Given records:
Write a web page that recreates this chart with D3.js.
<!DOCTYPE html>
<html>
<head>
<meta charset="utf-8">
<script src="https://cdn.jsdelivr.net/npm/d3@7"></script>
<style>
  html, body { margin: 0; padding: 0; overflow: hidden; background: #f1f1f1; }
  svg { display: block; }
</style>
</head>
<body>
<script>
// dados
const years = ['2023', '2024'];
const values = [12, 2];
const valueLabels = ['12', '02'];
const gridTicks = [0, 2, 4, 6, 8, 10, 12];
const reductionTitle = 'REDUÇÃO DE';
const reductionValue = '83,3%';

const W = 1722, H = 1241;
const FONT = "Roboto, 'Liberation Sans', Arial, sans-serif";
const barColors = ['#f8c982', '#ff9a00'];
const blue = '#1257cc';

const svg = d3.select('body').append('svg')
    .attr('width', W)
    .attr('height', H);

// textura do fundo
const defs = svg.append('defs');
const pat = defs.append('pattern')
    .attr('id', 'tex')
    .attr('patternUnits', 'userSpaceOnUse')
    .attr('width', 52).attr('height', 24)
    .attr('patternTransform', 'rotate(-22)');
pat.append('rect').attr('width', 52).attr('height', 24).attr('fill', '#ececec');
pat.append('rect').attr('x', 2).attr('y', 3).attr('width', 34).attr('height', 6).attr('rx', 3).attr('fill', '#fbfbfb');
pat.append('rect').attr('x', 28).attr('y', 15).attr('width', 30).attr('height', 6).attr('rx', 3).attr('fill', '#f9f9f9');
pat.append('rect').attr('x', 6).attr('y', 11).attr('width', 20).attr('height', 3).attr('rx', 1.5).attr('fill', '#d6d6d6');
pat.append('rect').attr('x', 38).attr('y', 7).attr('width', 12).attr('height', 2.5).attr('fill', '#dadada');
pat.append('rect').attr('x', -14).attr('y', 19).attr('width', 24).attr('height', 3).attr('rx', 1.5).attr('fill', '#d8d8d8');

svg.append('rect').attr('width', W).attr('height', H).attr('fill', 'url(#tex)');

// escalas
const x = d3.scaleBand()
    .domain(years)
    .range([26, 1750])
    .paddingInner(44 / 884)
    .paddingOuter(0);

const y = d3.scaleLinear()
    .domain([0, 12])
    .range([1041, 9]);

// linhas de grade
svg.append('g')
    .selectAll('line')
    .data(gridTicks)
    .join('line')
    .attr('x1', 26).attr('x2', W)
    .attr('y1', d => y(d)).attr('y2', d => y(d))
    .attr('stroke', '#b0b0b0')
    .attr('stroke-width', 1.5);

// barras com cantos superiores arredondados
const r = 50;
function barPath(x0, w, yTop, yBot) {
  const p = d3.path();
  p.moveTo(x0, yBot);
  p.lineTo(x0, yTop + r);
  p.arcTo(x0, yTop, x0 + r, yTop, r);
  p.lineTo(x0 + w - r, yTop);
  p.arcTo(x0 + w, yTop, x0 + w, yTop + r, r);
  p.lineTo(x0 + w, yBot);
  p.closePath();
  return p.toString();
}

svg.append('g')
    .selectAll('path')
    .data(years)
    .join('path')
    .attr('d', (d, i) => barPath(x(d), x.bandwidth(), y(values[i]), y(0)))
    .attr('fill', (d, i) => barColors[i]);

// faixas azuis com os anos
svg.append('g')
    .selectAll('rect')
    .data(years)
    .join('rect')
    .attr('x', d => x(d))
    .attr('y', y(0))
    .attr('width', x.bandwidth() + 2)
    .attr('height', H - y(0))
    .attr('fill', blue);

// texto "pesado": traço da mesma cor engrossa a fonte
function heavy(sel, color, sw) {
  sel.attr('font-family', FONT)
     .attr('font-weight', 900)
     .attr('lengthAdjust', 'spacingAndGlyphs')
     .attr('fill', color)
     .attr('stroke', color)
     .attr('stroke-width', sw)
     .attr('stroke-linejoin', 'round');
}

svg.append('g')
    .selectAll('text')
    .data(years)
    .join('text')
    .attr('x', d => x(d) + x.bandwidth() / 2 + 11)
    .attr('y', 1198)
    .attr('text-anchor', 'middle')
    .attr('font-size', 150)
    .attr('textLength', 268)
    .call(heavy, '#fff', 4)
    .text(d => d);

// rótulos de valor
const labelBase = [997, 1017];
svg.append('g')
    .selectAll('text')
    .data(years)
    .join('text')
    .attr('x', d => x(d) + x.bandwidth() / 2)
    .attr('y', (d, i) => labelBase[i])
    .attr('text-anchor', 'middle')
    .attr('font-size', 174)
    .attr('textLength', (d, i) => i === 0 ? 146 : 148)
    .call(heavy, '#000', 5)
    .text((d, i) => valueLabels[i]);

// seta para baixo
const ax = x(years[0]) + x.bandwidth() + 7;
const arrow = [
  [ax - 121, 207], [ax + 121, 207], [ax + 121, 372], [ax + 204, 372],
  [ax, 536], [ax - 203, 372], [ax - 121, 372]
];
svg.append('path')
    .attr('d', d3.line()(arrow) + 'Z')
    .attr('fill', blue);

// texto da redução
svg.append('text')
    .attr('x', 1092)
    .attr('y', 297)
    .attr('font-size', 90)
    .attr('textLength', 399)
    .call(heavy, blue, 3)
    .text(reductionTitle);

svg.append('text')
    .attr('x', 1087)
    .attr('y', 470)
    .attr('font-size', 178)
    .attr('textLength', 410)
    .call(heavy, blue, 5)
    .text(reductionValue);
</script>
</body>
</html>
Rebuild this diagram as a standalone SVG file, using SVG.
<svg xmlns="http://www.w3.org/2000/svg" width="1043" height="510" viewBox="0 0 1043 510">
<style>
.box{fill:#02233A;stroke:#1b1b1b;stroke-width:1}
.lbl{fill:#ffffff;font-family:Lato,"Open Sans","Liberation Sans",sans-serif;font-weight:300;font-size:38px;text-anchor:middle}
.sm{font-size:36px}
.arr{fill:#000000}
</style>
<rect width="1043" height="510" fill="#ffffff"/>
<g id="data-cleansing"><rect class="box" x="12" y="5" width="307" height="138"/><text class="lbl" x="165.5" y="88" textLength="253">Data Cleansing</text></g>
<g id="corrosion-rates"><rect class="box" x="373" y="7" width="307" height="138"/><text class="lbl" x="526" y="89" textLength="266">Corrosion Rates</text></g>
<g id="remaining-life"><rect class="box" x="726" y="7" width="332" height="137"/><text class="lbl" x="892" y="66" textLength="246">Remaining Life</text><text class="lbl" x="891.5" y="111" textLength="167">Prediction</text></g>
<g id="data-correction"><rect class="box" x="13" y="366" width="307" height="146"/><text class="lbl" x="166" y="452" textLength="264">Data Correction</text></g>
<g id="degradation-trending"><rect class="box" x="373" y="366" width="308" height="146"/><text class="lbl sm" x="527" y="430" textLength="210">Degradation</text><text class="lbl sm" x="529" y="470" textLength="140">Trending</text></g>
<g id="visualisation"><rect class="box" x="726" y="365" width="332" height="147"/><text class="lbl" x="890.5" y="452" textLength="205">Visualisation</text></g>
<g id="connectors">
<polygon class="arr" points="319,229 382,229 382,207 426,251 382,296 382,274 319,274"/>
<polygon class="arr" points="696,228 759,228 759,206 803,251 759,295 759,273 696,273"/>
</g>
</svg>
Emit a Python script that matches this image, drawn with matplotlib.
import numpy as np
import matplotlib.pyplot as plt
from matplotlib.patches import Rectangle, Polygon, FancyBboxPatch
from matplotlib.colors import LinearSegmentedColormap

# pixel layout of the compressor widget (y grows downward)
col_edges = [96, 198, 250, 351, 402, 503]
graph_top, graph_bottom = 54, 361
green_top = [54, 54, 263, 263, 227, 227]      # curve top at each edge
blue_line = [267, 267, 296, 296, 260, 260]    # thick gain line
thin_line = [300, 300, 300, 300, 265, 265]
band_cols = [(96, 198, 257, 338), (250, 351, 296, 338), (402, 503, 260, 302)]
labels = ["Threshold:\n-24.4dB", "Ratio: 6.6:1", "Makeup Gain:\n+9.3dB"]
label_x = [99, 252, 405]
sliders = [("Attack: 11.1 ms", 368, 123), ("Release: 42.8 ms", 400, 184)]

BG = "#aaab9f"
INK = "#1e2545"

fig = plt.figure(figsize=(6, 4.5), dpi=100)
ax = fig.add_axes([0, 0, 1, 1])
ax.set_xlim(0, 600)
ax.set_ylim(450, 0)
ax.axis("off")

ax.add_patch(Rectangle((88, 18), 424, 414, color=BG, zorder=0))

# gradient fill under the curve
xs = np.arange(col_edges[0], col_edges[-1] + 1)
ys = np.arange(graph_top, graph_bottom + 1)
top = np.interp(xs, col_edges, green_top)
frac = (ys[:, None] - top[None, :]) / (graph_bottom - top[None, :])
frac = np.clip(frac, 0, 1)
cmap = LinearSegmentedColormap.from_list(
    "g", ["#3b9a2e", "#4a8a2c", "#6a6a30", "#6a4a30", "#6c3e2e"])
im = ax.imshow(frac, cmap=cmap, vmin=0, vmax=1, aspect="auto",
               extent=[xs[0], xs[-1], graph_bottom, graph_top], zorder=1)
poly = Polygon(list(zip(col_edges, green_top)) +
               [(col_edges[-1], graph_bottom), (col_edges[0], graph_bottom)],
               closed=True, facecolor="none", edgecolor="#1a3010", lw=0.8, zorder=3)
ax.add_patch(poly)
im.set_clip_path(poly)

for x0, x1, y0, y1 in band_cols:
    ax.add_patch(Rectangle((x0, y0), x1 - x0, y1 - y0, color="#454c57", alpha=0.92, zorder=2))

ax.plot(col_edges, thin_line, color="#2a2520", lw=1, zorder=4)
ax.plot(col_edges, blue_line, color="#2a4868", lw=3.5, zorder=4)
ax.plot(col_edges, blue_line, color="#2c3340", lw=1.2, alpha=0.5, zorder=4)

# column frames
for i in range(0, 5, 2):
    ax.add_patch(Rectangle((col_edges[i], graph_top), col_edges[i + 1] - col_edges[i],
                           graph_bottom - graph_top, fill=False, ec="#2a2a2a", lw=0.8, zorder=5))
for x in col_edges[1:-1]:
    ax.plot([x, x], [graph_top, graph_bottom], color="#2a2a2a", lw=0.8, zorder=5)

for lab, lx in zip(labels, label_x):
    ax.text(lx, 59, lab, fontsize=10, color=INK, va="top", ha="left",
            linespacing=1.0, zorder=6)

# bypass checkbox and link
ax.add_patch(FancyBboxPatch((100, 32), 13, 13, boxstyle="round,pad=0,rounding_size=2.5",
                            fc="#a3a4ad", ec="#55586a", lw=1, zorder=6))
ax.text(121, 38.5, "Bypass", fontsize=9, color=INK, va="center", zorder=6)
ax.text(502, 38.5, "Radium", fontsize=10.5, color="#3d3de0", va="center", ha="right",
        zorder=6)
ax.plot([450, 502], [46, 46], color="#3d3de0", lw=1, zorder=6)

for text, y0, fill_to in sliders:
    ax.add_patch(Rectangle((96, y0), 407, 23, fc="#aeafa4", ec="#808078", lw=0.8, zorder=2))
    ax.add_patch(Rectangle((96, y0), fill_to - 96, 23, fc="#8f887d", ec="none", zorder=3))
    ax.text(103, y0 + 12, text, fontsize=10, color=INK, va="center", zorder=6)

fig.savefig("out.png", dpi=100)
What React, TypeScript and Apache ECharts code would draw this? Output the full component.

What this task involves: The lines to transcribe begin at the line with "Emit a Python" and end at the line with "ax.add_patch(Rectangle((88, 18), 424, 414, color=BG, zorder=0))"; copy them exactly, both ends included.

Correct output:
Emit a Python script that matches this image, drawn with matplotlib.
import numpy as np
import matplotlib.pyplot as plt
from matplotlib.patches import Rectangle, Polygon, FancyBboxPatch
from matplotlib.colors import LinearSegmentedColormap

# pixel layout of the compressor widget (y grows downward)
col_edges = [96, 198, 250, 351, 402, 503]
graph_top, graph_bottom = 54, 361
green_top = [54, 54, 263, 263, 227, 227]      # curve top at each edge
blue_line = [267, 267, 296, 296, 260, 260]    # thick gain line
thin_line = [300, 300, 300, 300, 265, 265]
band_cols = [(96, 198, 257, 338), (250, 351, 296, 338), (402, 503, 260, 302)]
labels = ["Threshold:\n-24.4dB", "Ratio: 6.6:1", "Makeup Gain:\n+9.3dB"]
label_x = [99, 252, 405]
sliders = [("Attack: 11.1 ms", 368, 123), ("Release: 42.8 ms", 400, 184)]

BG = "#aaab9f"
INK = "#1e2545"

fig = plt.figure(figsize=(6, 4.5), dpi=100)
ax = fig.add_axes([0, 0, 1, 1])
ax.set_xlim(0, 600)
ax.set_ylim(450, 0)
ax.axis("off")

ax.add_patch(Rectangle((88, 18), 424, 414, color=BG, zorder=0))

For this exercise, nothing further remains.